Taking the data below, please print only the lines from the line holding "Write a web" to the line holding "const specArrowT = 138;", inclusive, with pictures omitted.

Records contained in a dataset
__________

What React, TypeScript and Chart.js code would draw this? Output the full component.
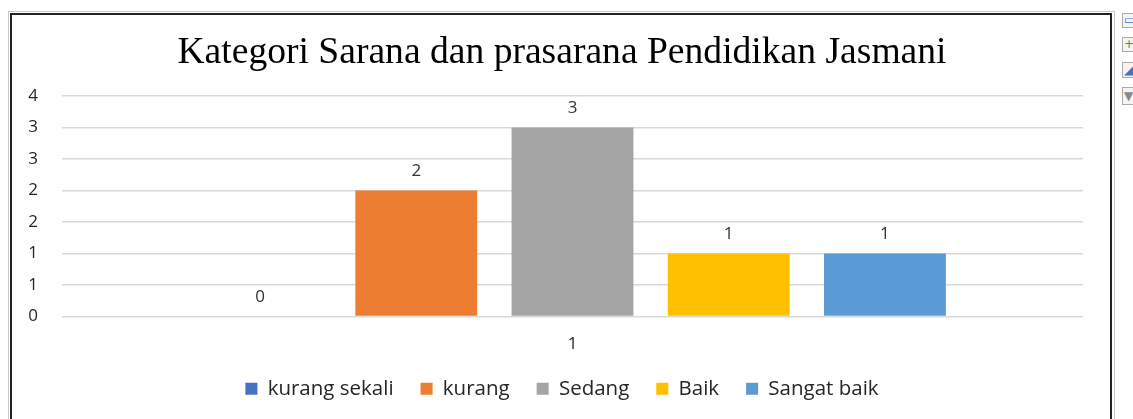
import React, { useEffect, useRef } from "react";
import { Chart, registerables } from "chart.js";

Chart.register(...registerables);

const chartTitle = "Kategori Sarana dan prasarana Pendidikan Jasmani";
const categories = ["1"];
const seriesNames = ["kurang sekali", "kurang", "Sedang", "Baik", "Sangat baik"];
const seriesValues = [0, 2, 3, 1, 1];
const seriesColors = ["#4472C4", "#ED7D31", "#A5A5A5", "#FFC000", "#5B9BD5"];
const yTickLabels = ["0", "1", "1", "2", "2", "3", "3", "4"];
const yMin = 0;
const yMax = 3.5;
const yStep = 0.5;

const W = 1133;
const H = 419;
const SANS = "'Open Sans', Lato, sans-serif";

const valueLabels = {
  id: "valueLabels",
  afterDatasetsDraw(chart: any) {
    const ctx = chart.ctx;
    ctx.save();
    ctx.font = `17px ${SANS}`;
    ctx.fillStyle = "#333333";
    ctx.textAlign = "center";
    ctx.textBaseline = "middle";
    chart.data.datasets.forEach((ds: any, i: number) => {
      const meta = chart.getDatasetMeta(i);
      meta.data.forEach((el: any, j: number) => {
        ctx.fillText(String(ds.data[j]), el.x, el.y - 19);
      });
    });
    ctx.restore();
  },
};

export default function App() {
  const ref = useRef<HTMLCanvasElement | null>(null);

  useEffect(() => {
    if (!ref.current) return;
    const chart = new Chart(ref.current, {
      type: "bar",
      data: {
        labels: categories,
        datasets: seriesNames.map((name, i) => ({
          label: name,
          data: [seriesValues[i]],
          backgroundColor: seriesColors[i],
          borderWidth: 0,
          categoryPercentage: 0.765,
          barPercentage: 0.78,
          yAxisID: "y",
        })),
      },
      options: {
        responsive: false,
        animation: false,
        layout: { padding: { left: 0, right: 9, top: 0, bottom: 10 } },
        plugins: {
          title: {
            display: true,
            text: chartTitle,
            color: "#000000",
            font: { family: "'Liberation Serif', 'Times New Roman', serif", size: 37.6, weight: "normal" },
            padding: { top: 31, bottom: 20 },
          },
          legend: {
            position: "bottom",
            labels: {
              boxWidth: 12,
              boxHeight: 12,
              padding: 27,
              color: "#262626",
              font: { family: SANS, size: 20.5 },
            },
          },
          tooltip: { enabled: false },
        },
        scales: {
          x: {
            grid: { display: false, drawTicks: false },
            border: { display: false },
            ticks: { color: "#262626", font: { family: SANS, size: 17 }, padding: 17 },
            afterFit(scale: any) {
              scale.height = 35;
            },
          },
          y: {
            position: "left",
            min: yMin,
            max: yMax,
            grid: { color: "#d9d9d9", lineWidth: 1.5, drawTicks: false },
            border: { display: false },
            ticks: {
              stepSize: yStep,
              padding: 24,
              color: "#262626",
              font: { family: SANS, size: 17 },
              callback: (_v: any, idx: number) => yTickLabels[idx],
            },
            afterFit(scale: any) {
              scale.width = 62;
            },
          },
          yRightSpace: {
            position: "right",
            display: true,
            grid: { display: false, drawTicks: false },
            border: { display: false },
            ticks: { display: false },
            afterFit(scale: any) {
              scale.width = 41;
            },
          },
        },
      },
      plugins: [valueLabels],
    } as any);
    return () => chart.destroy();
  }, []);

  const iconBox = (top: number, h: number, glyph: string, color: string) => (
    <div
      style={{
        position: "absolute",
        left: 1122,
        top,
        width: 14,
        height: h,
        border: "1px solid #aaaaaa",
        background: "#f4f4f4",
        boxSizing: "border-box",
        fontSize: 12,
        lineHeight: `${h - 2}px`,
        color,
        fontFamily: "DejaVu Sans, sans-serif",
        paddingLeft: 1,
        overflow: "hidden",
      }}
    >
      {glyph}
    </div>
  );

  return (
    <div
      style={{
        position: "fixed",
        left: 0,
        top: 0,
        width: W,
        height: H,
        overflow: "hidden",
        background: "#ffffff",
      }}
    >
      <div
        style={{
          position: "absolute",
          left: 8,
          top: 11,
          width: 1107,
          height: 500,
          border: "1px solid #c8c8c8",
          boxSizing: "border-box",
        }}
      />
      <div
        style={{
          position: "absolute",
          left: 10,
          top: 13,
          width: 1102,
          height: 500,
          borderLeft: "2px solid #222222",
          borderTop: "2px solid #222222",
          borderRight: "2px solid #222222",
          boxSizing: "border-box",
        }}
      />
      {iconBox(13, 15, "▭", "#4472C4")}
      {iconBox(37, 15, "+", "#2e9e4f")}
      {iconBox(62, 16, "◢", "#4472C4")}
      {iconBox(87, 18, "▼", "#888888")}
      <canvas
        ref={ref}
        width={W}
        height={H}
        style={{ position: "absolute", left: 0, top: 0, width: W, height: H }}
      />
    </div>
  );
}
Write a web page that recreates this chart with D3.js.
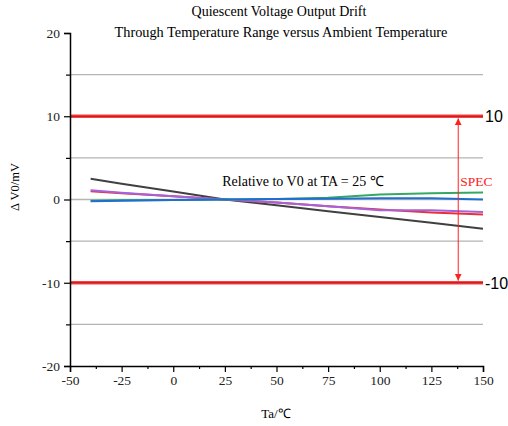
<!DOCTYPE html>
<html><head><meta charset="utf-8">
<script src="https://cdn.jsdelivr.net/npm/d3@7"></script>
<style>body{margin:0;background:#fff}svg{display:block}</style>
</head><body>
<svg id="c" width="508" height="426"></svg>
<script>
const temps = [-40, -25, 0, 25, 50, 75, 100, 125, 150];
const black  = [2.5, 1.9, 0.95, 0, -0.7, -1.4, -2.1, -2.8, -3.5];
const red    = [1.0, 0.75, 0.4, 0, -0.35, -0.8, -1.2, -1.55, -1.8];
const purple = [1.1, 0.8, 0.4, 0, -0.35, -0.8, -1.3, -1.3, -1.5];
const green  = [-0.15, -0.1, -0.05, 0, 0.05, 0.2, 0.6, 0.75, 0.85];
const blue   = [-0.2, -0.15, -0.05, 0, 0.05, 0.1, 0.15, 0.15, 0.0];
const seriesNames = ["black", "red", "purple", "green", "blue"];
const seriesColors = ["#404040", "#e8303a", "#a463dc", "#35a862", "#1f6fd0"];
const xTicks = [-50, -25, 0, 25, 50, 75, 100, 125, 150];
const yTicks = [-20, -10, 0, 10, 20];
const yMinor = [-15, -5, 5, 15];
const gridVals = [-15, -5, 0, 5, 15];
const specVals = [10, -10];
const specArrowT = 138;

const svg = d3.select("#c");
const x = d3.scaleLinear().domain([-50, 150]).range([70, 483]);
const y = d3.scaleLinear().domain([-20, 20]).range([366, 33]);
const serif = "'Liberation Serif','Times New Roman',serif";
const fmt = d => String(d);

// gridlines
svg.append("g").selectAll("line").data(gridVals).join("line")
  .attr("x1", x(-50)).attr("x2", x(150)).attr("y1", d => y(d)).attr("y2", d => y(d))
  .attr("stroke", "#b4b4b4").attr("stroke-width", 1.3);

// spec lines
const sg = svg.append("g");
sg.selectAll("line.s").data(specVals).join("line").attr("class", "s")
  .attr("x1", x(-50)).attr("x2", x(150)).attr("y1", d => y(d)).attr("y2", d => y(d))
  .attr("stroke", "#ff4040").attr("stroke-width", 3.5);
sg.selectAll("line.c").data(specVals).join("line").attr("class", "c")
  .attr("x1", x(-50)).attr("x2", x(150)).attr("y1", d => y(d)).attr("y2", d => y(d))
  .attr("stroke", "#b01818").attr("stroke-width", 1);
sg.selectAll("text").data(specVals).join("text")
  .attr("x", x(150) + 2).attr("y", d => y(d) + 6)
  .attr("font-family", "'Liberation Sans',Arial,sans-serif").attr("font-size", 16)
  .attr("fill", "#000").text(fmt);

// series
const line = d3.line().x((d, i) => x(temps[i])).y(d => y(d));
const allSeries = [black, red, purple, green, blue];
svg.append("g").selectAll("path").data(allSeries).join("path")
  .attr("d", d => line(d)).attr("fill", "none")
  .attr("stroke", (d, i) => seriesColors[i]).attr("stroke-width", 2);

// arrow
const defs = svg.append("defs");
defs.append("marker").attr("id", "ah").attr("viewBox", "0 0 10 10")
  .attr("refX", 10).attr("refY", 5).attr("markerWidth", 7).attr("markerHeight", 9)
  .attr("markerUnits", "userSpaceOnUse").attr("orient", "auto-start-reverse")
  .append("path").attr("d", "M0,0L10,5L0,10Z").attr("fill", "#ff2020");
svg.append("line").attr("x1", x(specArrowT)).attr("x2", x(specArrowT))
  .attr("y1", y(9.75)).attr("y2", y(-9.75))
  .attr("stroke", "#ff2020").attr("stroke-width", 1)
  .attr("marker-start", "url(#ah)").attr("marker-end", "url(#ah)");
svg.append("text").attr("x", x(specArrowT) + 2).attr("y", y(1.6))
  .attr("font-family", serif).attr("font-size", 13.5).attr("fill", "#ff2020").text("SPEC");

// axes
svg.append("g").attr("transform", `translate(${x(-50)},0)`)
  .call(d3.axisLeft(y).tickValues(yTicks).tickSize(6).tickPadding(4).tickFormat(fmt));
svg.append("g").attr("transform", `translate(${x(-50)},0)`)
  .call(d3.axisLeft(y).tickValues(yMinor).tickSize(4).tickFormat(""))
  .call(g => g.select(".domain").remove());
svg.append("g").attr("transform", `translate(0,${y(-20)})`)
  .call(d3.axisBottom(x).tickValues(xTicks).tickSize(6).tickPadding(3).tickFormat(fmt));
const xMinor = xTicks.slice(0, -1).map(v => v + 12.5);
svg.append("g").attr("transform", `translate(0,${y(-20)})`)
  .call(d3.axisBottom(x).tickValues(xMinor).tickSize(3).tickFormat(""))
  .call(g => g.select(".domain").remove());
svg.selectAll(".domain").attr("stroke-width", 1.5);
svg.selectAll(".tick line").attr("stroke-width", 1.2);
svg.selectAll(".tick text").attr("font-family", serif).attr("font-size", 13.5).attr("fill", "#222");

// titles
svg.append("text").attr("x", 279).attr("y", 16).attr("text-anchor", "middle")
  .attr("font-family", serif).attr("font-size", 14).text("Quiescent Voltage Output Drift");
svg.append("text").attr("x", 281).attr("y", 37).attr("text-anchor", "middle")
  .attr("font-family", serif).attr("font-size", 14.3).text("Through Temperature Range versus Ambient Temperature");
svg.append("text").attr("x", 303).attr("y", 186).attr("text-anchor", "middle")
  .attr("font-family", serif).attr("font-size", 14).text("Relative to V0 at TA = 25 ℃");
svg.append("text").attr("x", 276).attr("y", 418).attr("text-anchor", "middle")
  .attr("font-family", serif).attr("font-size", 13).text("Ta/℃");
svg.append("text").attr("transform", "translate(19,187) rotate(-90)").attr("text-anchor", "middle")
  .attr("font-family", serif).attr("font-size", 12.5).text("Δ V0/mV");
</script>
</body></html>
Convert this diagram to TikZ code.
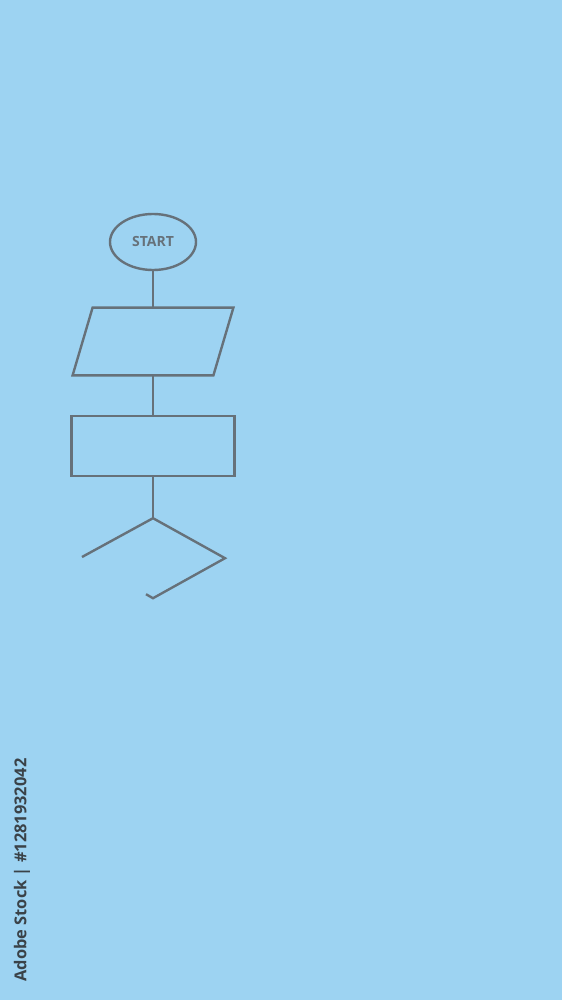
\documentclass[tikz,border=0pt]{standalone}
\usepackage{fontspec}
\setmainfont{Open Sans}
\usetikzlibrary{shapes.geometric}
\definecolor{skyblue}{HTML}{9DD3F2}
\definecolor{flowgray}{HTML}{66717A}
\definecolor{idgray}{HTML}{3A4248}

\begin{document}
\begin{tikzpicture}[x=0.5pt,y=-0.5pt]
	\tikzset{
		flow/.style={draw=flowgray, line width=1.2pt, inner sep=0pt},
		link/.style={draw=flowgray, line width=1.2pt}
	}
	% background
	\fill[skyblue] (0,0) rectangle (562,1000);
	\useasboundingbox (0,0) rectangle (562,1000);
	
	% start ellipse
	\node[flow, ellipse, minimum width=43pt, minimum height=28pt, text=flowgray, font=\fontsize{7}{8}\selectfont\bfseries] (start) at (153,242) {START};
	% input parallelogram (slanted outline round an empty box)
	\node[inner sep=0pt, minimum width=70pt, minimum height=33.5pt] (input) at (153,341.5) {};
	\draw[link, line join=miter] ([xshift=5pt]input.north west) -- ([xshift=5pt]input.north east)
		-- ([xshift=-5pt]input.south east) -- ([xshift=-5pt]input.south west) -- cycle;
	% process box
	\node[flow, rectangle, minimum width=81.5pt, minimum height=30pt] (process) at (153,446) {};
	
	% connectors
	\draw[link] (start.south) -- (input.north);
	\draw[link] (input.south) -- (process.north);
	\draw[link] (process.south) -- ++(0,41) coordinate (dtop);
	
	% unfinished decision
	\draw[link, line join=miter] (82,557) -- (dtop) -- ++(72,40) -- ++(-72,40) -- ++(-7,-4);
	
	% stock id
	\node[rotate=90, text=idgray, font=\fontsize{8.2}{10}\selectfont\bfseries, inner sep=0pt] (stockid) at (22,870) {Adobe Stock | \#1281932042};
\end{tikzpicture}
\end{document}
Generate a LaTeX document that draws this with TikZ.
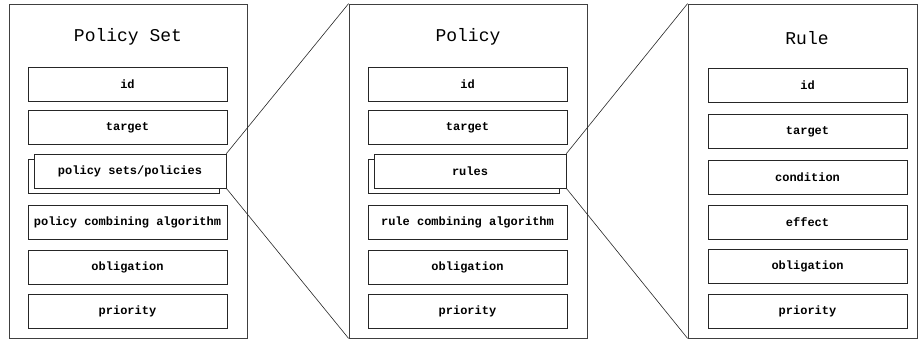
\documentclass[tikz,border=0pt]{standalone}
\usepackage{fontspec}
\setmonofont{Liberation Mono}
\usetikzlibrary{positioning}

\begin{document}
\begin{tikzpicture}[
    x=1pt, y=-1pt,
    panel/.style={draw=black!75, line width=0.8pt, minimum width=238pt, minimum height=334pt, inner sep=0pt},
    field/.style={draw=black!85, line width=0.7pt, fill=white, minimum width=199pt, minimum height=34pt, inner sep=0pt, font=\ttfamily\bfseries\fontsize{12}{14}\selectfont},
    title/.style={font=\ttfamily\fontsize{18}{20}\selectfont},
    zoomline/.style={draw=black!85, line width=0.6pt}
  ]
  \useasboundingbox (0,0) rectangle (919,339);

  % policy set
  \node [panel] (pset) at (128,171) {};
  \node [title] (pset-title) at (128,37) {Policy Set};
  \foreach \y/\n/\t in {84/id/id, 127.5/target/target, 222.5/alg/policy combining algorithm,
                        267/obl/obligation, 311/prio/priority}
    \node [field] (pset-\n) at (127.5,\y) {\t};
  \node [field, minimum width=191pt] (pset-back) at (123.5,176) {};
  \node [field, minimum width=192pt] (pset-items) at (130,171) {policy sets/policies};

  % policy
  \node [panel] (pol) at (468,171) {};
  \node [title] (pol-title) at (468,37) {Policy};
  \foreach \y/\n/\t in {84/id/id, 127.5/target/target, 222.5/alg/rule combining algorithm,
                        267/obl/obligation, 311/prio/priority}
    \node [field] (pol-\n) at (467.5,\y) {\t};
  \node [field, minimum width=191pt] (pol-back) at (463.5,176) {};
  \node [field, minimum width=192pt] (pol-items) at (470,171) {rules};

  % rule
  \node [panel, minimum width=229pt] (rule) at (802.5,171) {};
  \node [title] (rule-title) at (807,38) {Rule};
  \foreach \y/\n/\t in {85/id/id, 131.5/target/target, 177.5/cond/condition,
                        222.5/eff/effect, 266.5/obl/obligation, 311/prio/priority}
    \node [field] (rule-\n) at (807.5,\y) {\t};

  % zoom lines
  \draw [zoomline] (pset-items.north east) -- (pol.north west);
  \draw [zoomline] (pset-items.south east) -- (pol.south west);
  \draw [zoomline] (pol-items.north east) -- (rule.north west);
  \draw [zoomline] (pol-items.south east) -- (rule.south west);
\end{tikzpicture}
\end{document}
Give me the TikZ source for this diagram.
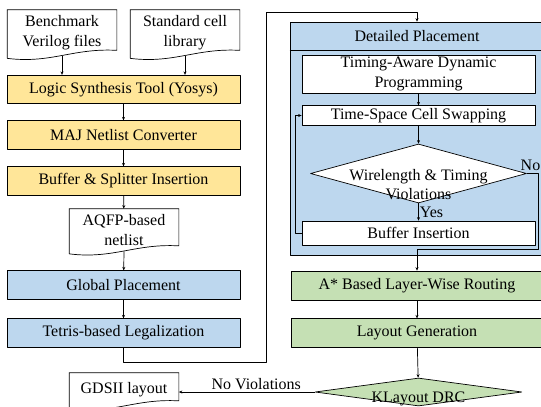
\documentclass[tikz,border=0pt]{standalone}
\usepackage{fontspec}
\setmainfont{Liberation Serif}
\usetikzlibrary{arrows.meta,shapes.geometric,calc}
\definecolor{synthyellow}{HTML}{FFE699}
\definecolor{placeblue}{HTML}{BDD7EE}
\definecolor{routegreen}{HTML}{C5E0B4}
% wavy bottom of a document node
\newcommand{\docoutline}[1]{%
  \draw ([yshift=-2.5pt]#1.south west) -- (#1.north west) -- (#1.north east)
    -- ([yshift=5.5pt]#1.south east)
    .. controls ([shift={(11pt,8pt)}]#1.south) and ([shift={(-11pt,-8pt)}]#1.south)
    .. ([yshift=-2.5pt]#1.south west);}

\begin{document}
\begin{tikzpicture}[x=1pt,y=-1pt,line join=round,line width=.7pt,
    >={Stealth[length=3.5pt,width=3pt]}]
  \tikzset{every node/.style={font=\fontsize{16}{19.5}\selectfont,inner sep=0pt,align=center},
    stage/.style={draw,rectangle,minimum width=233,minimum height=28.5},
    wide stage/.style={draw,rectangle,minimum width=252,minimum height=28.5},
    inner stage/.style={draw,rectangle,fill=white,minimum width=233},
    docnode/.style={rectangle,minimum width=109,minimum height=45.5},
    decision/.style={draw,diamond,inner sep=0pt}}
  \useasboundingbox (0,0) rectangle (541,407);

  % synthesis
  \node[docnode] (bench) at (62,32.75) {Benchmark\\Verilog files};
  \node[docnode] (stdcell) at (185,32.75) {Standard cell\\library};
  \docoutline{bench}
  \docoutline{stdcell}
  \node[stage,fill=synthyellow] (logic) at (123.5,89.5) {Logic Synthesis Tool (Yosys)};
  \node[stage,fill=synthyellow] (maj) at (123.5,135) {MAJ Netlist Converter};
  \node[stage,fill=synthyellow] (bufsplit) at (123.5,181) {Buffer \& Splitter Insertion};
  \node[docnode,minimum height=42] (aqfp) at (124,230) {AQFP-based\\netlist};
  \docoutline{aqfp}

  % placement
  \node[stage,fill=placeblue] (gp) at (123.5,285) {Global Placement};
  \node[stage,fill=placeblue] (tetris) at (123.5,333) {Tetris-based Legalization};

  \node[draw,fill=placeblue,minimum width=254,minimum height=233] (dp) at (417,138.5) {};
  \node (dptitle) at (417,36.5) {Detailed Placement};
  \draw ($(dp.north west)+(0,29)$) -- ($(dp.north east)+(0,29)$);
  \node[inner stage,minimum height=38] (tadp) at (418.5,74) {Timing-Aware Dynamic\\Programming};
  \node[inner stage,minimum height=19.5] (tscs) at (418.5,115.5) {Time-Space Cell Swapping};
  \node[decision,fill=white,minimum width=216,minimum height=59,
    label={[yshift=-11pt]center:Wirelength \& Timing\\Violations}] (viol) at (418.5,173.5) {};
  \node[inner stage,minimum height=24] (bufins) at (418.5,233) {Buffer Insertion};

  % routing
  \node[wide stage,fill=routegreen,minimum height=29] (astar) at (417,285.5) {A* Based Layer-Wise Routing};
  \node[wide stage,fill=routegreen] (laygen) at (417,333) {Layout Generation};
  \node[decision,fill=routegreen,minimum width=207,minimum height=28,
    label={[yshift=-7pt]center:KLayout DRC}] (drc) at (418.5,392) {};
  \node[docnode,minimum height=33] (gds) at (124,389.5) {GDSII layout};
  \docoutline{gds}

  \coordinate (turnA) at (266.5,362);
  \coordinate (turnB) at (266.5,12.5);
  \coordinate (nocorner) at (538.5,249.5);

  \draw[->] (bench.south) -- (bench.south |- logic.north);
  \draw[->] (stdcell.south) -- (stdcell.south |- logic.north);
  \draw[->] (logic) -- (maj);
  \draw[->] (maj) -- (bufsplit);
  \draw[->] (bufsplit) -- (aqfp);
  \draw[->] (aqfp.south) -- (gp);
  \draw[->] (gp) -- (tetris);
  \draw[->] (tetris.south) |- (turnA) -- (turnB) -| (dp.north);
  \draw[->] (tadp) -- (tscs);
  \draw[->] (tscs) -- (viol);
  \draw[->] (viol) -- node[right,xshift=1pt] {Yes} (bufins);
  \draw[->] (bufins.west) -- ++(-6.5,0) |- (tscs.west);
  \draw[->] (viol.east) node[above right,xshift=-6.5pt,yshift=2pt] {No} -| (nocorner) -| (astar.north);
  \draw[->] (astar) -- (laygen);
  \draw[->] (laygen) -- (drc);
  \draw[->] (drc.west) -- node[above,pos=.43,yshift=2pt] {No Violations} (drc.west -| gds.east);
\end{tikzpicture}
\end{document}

__________

- _Exercise output_:
Write a web page that recreates this chart with D3.js.
<!DOCTYPE html>
<html><head><meta charset="utf-8">
<script src="https://cdn.jsdelivr.net/npm/d3@7"></script>
<style>body{margin:0;background:#fff}svg{display:block}</style>
</head><body>
<svg id="c" width="508" height="426"></svg>
<script>
const temps = [-40, -25, 0, 25, 50, 75, 100, 125, 150];
const black  = [2.5, 1.9, 0.95, 0, -0.7, -1.4, -2.1, -2.8, -3.5];
const red    = [1.0, 0.75, 0.4, 0, -0.35, -0.8, -1.2, -1.55, -1.8];
const purple = [1.1, 0.8, 0.4, 0, -0.35, -0.8, -1.3, -1.3, -1.5];
const green  = [-0.15, -0.1, -0.05, 0, 0.05, 0.2, 0.6, 0.75, 0.85];
const blue   = [-0.2, -0.15, -0.05, 0, 0.05, 0.1, 0.15, 0.15, 0.0];
const seriesNames = ["black", "red", "purple", "green", "blue"];
const seriesColors = ["#404040", "#e8303a", "#a463dc", "#35a862", "#1f6fd0"];
const xTicks = [-50, -25, 0, 25, 50, 75, 100, 125, 150];
const yTicks = [-20, -10, 0, 10, 20];
const yMinor = [-15, -5, 5, 15];
const gridVals = [-15, -5, 0, 5, 15];
const specVals = [10, -10];
const specArrowT = 138;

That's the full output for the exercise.